▸ REQUIRED TASK: Return all lines from the listing below in which the string "size" occurs.

▸ COLLECTED DATA:

──────

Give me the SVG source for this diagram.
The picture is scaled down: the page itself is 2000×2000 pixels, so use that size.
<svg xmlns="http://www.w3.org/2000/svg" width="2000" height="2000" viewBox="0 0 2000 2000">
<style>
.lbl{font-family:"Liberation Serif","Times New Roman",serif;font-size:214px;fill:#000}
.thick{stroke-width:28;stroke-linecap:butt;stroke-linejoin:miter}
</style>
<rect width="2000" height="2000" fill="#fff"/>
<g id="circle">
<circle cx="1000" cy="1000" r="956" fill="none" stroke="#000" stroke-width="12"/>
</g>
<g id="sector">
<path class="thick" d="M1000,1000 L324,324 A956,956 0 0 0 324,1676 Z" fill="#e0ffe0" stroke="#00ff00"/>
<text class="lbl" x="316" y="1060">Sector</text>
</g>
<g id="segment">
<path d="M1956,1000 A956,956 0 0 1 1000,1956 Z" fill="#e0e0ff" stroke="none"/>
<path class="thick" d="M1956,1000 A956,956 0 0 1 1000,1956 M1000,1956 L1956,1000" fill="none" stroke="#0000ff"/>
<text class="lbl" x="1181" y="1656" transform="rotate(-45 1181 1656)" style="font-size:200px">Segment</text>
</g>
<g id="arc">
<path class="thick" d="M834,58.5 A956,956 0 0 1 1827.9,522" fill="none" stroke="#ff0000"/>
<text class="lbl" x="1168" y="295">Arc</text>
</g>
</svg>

──────

▸ ANSWER FOR THE TASK:
The picture is scaled down: the page itself is 2000×2000 pixels, so use that size.
.lbl{font-family:"Liberation Serif","Times New Roman",serif;font-size:214px;fill:#000}
<text class="lbl" x="1181" y="1656" transform="rotate(-45 1181 1656)" style="font-size:200px">Segment</text>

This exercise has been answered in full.